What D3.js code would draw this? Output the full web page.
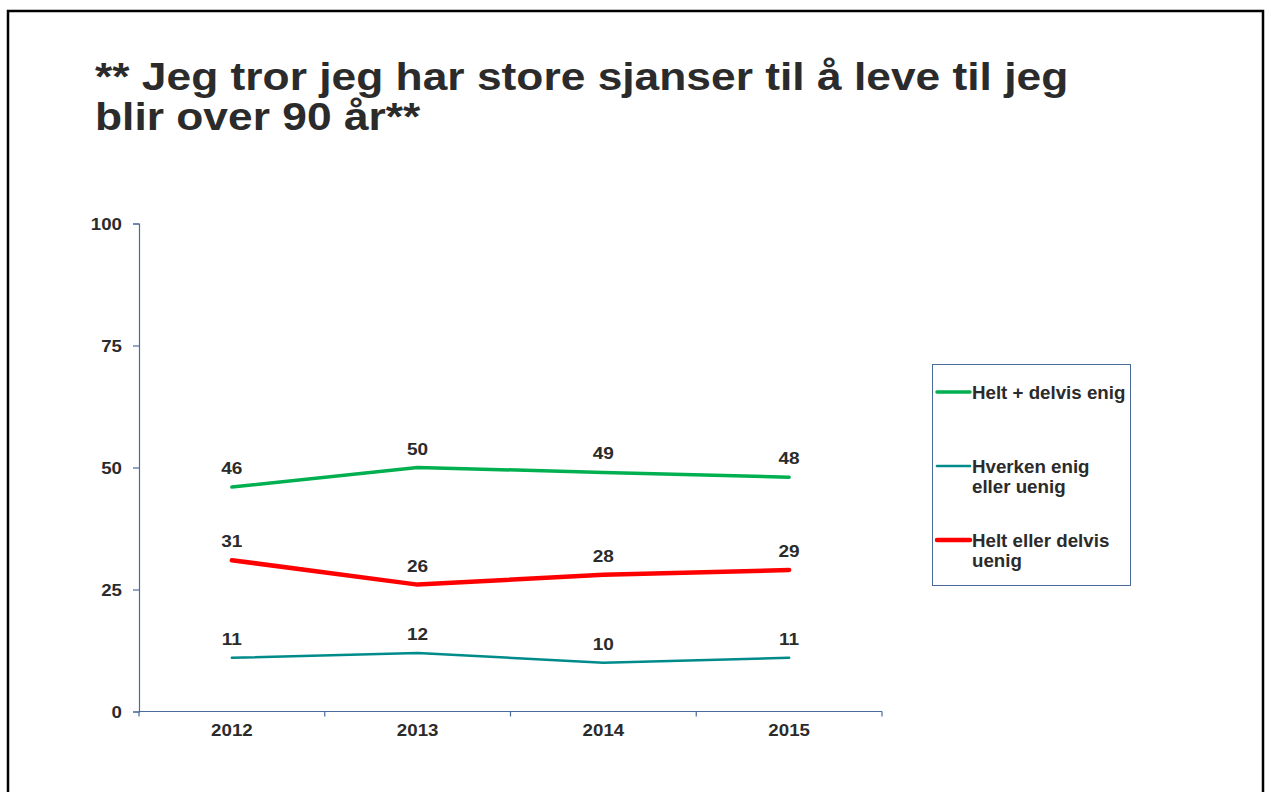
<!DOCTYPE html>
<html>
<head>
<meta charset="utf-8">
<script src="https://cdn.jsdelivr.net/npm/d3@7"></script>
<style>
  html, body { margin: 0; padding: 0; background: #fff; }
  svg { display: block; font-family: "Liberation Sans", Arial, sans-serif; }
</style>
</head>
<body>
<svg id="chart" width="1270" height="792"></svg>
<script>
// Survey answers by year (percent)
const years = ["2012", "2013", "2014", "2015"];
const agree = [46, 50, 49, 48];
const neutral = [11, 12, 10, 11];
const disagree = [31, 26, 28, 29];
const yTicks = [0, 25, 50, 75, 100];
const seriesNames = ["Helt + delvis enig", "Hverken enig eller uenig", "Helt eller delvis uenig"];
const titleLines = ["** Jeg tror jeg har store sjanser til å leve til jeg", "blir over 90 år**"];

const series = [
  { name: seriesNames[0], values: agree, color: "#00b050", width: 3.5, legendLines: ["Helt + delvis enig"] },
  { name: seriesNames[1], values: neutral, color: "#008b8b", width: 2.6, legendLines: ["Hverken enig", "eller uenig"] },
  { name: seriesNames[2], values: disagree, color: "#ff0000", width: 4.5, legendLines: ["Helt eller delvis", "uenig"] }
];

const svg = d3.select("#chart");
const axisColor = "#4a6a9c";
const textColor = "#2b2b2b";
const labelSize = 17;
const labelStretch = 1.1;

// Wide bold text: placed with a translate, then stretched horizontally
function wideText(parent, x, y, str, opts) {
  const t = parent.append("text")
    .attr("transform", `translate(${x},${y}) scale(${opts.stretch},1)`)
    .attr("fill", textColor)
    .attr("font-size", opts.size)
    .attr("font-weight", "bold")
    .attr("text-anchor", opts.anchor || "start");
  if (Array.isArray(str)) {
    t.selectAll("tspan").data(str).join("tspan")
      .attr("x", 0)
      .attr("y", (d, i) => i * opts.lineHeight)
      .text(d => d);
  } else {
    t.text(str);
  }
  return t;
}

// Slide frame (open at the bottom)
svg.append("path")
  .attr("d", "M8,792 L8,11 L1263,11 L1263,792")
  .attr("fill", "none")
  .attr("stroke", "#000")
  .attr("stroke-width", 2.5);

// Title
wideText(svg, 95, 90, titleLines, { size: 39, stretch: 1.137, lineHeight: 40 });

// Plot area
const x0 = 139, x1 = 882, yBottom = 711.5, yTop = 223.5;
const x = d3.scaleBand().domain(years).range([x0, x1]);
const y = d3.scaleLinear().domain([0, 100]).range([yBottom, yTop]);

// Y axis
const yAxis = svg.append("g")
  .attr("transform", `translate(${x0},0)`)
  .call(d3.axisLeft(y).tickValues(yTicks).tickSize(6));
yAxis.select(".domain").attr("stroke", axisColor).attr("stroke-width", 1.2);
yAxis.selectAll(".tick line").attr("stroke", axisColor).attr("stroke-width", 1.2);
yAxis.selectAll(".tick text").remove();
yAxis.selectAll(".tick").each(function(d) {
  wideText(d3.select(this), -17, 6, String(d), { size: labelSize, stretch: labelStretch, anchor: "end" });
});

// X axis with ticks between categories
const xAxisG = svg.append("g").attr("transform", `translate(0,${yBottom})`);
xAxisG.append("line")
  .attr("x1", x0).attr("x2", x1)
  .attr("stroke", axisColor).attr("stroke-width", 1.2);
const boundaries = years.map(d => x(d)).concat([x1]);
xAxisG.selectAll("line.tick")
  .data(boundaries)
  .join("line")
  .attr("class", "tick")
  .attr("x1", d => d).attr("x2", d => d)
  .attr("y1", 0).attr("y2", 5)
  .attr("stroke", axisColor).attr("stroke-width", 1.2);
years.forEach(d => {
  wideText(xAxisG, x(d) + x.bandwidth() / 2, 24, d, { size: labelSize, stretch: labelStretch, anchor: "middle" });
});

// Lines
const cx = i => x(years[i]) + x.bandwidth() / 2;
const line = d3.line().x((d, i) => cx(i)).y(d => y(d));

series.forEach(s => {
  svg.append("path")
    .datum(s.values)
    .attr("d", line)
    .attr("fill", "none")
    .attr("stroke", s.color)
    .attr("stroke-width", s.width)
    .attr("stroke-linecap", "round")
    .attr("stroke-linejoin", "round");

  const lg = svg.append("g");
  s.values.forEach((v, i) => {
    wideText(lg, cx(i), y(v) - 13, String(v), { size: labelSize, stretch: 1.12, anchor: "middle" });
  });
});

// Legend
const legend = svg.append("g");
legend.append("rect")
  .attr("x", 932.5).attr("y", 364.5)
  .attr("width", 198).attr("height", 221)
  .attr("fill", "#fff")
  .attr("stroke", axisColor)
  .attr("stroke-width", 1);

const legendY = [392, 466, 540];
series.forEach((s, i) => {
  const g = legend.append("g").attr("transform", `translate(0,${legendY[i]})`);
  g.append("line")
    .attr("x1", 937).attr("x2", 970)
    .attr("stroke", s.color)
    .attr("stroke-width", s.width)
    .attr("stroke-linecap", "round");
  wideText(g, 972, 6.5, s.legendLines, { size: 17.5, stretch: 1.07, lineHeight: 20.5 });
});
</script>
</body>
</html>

...

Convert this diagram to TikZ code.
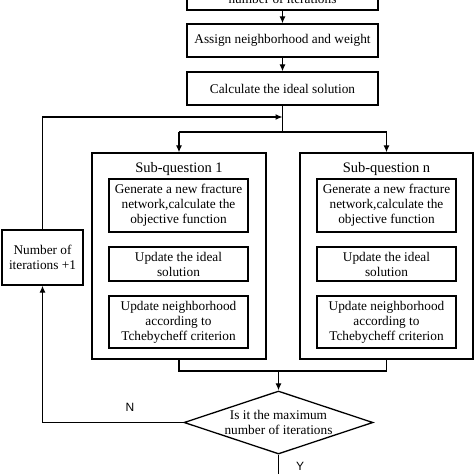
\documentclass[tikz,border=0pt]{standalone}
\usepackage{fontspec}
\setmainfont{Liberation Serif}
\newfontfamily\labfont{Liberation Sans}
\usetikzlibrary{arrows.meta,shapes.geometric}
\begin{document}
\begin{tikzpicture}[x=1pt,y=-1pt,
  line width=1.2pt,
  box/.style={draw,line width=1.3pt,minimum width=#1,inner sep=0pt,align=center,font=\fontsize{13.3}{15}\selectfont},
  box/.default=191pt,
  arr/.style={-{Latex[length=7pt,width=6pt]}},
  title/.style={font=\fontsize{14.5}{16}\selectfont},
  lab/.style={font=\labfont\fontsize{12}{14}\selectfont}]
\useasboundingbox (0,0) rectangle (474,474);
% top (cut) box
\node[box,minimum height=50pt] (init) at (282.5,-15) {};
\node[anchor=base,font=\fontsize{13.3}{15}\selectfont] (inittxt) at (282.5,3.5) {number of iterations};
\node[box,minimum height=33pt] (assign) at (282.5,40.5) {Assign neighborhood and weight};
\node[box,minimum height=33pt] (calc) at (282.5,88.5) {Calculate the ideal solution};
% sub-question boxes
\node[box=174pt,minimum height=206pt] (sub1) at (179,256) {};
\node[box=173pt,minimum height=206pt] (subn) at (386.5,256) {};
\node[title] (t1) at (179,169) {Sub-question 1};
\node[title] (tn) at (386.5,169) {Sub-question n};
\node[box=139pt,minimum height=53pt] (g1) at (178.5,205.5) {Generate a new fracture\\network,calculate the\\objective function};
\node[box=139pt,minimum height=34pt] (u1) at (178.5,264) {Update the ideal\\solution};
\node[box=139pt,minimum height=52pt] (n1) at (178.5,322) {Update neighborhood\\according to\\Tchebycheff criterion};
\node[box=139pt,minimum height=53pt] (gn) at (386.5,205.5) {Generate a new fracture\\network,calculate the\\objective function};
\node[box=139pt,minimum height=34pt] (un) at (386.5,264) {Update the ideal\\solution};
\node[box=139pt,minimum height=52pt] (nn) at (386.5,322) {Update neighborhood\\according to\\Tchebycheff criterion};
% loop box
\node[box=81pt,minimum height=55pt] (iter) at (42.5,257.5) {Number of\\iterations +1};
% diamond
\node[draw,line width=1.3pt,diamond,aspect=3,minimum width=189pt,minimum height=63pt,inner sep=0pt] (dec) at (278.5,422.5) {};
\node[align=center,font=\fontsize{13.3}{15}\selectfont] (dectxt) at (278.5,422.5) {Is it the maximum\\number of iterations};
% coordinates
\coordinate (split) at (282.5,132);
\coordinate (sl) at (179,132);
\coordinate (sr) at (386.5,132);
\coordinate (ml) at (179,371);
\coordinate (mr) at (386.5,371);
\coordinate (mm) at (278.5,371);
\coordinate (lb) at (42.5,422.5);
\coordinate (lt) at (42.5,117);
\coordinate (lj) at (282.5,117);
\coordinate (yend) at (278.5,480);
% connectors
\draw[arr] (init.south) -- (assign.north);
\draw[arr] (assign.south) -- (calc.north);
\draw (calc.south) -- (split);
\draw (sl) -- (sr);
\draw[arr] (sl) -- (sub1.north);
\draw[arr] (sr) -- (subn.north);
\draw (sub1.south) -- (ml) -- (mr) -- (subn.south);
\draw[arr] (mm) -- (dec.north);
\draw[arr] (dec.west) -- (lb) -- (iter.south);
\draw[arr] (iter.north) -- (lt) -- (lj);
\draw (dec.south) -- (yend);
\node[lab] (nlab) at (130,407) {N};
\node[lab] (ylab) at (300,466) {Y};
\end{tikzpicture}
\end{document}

...

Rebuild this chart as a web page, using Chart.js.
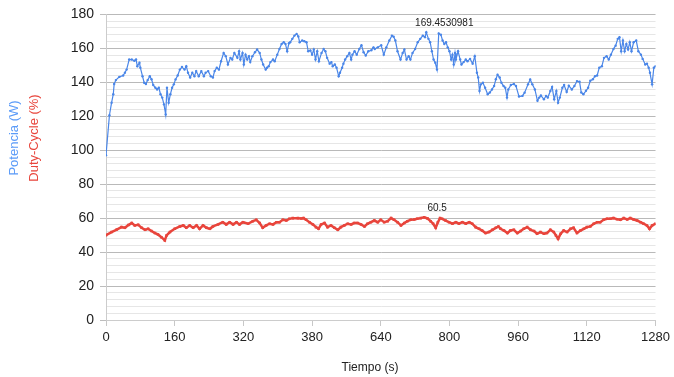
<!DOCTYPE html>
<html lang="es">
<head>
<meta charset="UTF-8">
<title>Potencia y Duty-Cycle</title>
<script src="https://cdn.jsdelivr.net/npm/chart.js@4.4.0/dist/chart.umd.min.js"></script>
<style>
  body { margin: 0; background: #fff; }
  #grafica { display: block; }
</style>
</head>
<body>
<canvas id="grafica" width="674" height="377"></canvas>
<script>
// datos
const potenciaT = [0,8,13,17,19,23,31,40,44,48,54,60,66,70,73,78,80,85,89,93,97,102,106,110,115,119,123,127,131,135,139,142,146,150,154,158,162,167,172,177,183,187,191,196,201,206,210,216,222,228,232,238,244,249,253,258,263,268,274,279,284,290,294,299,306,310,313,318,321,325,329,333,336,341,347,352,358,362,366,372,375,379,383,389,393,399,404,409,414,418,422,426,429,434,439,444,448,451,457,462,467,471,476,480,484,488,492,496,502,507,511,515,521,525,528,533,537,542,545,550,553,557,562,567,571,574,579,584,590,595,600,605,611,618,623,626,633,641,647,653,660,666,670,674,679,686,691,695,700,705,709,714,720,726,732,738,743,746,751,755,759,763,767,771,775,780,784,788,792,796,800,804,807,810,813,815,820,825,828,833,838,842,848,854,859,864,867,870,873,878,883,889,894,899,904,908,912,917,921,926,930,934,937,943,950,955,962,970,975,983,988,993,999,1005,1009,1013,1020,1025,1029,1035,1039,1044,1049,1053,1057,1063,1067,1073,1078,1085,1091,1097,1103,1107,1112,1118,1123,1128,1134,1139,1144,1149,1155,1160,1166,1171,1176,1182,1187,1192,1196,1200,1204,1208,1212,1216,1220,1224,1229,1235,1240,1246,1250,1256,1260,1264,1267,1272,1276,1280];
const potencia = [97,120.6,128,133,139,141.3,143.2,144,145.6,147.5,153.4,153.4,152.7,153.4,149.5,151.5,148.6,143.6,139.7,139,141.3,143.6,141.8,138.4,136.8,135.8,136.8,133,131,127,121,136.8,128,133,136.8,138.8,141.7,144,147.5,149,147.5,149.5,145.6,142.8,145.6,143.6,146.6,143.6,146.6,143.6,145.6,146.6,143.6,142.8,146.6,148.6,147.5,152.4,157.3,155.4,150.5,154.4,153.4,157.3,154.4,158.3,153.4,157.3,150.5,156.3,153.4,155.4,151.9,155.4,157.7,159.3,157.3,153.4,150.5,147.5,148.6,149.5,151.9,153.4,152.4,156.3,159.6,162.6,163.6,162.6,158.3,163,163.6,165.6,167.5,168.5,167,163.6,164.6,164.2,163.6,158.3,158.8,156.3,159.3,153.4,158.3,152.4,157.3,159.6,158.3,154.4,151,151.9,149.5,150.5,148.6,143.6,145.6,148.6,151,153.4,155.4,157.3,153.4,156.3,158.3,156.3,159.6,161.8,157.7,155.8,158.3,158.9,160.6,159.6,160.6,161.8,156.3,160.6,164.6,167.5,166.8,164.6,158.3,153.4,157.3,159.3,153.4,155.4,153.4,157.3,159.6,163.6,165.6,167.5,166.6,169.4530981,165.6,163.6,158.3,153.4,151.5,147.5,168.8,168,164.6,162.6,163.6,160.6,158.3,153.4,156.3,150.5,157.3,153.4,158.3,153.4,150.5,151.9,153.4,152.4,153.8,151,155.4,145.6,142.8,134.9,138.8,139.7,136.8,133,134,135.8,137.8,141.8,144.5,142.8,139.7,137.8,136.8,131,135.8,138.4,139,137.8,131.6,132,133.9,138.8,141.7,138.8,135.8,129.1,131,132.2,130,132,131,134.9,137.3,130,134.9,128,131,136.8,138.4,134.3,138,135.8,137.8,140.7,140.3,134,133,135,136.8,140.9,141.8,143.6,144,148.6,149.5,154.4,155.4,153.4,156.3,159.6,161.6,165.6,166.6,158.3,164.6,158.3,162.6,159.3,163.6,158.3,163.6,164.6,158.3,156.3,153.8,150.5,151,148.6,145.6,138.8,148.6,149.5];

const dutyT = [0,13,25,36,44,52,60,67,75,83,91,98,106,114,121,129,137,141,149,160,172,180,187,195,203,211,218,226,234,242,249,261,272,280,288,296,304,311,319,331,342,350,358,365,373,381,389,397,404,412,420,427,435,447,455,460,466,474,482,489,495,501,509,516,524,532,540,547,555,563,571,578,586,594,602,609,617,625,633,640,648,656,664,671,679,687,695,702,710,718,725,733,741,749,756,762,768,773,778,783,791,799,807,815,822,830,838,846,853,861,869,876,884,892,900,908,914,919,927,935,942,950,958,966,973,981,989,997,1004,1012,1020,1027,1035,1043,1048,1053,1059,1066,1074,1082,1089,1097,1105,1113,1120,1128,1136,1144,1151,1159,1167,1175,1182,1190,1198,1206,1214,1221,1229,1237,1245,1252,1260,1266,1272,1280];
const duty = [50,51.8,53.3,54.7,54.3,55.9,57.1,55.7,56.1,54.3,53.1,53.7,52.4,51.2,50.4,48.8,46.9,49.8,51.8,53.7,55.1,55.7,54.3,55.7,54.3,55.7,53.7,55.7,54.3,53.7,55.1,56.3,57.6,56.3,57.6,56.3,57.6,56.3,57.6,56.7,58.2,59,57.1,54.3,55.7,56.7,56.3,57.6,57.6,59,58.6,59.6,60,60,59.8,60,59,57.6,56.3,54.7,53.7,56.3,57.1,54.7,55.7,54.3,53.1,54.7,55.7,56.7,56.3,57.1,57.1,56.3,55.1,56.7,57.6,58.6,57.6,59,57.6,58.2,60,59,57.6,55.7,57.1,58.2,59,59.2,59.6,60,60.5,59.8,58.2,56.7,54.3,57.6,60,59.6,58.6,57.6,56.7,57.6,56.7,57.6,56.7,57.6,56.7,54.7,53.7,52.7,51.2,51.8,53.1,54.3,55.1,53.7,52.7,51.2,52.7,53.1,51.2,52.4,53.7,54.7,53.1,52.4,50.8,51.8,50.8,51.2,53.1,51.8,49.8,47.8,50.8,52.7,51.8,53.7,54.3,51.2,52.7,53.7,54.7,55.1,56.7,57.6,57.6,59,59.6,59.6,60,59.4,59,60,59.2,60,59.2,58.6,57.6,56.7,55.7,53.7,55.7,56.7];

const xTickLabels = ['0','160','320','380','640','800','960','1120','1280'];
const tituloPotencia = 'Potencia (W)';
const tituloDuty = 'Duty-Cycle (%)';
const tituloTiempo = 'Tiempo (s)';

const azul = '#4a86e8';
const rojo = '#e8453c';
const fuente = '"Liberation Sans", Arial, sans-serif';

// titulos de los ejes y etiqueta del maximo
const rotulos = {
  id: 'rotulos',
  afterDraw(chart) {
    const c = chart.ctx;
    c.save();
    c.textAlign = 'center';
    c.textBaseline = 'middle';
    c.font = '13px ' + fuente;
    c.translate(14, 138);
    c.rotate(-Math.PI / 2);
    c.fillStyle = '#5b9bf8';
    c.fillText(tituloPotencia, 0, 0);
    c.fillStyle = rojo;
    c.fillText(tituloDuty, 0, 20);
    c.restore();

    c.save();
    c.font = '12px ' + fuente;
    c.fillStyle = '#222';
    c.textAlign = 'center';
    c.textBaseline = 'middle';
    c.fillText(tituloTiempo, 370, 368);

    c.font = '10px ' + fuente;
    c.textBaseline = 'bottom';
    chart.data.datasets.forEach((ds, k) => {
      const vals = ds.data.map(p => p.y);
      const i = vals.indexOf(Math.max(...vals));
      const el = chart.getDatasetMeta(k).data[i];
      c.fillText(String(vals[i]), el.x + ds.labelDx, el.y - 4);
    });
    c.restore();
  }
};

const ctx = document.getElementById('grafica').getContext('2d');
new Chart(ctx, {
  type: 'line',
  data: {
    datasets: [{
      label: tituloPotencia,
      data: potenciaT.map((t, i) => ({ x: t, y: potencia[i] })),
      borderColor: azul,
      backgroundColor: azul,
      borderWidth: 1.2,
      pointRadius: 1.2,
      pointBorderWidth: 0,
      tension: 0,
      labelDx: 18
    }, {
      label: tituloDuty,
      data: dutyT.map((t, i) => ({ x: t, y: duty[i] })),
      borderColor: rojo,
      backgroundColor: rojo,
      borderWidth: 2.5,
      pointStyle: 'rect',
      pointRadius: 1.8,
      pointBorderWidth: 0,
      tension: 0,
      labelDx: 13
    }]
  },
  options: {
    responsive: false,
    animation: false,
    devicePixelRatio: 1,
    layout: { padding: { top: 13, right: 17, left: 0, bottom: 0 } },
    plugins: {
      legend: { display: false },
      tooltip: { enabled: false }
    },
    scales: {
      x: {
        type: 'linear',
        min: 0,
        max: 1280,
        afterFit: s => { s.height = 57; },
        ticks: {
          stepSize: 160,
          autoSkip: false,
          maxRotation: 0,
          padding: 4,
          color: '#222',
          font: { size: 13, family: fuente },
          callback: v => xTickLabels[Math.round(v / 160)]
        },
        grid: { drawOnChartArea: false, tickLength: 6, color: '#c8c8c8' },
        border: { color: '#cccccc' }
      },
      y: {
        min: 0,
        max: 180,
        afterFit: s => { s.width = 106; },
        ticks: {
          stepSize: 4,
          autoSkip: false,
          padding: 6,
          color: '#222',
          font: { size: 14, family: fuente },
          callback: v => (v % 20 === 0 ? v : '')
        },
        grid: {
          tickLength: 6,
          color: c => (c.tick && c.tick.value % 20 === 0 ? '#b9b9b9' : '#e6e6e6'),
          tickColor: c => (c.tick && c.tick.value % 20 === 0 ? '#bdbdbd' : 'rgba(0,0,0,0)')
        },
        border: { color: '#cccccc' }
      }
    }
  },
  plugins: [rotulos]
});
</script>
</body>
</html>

→ What is needed: Copy exactly the stretch of lines from the one containing "What D3.js code" through the one containing "const labelStretch = 1.1;", both included. Leave out any pictures.

→ Right answer:
What D3.js code would draw this? Output the full web page.
<!DOCTYPE html>
<html>
<head>
<meta charset="utf-8">
<script src="https://cdn.jsdelivr.net/npm/d3@7"></script>
<style>
  html, body { margin: 0; padding: 0; background: #fff; }
  svg { display: block; font-family: "Liberation Sans", Arial, sans-serif; }
</style>
</head>
<body>
<svg id="chart" width="1270" height="792"></svg>
<script>
// Survey answers by year (percent)
const years = ["2012", "2013", "2014", "2015"];
const agree = [46, 50, 49, 48];
const neutral = [11, 12, 10, 11];
const disagree = [31, 26, 28, 29];
const yTicks = [0, 25, 50, 75, 100];
const seriesNames = ["Helt + delvis enig", "Hverken enig eller uenig", "Helt eller delvis uenig"];
const titleLines = ["** Jeg tror jeg har store sjanser til å leve til jeg", "blir over 90 år**"];

const series = [
  { name: seriesNames[0], values: agree, color: "#00b050", width: 3.5, legendLines: ["Helt + delvis enig"] },
  { name: seriesNames[1], values: neutral, color: "#008b8b", width: 2.6, legendLines: ["Hverken enig", "eller uenig"] },
  { name: seriesNames[2], values: disagree, color: "#ff0000", width: 4.5, legendLines: ["Helt eller delvis", "uenig"] }
];

const svg = d3.select("#chart");
const axisColor = "#4a6a9c";
const textColor = "#2b2b2b";
const labelSize = 17;
const labelStretch = 1.1;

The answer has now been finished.